## START GIVEN MATERIAL

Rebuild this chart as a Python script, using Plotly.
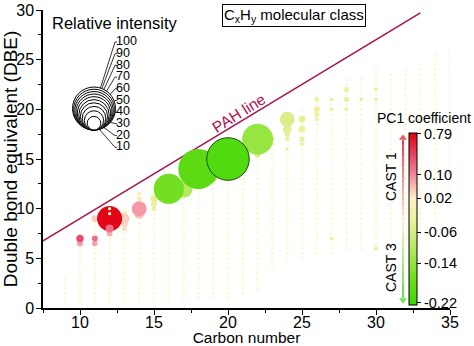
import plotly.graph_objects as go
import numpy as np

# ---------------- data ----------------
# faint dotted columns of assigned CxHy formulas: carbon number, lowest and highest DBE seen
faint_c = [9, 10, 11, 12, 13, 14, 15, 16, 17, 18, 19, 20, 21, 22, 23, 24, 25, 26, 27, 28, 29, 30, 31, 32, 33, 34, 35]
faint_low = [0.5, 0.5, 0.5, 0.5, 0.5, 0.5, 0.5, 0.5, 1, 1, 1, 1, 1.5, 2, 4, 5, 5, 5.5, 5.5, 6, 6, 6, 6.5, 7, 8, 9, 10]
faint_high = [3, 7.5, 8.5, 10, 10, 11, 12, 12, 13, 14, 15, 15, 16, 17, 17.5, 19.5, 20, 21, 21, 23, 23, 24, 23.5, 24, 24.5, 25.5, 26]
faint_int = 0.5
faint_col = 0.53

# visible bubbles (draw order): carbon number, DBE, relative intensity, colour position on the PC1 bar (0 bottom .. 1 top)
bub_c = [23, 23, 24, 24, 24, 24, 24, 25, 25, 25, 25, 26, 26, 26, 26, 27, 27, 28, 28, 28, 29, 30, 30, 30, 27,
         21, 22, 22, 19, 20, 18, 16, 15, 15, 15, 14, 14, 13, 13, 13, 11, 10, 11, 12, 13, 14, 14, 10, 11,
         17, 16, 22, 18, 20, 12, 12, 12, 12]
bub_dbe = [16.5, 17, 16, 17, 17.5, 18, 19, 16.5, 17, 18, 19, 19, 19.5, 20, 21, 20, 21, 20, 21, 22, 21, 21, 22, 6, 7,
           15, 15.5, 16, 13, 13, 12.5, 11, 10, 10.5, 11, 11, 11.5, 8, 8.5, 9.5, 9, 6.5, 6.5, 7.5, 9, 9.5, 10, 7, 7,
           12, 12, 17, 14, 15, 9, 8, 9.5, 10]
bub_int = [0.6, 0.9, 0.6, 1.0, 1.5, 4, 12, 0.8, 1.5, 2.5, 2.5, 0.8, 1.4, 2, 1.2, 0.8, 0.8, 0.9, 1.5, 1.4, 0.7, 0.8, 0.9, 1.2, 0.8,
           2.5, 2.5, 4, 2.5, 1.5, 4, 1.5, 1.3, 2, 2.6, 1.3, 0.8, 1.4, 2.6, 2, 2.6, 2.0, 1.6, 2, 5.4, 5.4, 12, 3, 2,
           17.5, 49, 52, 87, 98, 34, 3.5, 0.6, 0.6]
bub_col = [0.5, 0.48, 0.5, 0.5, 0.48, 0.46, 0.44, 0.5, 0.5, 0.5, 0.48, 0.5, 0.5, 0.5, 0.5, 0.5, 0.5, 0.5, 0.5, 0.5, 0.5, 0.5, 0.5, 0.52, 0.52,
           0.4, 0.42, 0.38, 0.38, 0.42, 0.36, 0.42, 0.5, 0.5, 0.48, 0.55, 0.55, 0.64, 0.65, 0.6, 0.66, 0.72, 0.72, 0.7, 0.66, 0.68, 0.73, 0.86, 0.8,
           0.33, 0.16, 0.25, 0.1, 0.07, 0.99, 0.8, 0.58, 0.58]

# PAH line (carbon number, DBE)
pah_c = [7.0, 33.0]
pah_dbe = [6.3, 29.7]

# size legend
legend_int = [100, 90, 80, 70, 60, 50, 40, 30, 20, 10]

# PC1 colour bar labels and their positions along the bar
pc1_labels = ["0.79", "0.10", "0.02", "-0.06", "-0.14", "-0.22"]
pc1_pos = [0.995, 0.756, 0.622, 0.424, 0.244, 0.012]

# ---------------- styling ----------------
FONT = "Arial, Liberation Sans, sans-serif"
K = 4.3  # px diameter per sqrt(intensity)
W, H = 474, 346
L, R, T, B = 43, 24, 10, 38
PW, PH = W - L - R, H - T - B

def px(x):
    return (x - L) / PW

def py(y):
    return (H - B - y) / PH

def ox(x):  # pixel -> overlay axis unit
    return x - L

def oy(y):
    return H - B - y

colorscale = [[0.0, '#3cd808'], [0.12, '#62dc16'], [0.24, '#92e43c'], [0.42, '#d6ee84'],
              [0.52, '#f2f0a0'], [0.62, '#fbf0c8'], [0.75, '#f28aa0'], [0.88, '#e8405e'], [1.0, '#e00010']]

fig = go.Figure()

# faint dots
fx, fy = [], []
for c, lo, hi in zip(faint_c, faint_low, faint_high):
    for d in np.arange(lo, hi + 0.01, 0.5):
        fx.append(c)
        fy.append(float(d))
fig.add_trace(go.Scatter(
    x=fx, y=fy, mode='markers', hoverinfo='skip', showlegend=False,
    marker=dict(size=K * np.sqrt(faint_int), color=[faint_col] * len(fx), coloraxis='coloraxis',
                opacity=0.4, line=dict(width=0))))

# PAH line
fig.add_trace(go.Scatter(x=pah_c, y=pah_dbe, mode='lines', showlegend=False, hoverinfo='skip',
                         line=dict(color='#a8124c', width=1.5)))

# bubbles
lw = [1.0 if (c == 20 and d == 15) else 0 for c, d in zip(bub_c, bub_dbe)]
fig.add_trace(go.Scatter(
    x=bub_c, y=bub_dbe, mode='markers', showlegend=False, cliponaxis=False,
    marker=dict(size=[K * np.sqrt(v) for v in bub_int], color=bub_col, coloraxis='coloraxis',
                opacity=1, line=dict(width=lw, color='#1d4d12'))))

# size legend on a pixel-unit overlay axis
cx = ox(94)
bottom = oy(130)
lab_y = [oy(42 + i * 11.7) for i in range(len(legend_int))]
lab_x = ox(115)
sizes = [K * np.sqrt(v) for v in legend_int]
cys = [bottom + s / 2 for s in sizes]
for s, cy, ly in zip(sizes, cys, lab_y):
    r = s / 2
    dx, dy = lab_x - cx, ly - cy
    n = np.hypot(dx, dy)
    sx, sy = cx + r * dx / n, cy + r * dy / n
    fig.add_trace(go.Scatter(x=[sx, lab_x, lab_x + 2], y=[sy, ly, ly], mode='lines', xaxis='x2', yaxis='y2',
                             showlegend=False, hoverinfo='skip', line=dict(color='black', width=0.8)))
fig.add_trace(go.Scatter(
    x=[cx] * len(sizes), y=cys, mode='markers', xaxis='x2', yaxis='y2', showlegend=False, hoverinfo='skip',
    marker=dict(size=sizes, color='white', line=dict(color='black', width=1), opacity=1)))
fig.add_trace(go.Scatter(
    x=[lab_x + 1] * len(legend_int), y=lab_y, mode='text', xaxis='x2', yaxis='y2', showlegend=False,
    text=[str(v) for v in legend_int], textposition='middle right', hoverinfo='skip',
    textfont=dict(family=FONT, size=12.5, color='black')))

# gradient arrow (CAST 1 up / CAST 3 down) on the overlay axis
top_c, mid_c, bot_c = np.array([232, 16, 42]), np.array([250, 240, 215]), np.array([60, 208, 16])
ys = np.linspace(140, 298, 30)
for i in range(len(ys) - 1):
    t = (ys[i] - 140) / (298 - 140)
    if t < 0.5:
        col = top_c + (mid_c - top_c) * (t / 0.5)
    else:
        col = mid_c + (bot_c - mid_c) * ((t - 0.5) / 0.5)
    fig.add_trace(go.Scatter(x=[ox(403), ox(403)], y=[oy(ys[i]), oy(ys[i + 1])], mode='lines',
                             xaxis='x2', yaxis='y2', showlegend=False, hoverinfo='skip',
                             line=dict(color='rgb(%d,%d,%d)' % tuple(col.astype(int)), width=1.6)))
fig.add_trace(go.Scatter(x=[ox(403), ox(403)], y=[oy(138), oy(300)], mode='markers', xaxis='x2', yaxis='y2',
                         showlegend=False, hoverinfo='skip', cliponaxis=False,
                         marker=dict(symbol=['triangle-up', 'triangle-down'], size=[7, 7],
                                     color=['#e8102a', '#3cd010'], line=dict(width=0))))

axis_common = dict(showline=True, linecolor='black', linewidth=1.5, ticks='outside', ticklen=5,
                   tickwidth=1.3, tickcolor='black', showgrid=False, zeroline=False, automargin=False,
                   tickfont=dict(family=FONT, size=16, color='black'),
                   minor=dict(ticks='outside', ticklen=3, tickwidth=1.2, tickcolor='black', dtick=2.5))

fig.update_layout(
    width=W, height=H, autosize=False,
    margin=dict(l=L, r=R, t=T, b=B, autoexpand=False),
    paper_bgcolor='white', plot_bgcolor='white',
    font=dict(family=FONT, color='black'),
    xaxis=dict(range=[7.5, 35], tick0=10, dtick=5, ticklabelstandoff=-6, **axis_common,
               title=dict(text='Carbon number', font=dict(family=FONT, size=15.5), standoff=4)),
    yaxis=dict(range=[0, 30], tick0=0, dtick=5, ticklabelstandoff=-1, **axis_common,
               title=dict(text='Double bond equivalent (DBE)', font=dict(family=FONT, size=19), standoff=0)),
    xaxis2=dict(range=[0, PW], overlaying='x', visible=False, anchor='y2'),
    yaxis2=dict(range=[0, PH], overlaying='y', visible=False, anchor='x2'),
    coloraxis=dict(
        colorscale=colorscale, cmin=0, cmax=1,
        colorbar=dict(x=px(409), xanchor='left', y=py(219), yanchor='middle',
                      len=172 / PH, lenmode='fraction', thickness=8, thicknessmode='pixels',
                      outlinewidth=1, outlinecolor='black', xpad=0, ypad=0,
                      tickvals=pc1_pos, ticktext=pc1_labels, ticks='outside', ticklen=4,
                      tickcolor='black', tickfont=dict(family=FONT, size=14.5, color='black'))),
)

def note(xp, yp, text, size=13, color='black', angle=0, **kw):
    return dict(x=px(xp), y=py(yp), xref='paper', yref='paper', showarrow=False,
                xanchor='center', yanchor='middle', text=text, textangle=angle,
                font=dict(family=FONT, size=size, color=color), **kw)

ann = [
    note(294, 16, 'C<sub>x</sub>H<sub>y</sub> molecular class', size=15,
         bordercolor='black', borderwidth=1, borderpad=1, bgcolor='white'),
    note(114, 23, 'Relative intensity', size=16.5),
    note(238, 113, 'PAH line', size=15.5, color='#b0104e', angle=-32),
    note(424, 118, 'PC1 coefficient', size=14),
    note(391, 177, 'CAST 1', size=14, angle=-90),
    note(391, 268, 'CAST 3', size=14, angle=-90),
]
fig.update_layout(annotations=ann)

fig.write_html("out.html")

## END GIVEN MATERIAL

TASK BRIEF —
Only the lines from the top of the data through the line with "import numpy as np" should be quoted, exactly and with both ends kept; skip the pictures.

EXERCISE ANSWER —
Rebuild this chart as a Python script, using Plotly.
import plotly.graph_objects as go
import numpy as np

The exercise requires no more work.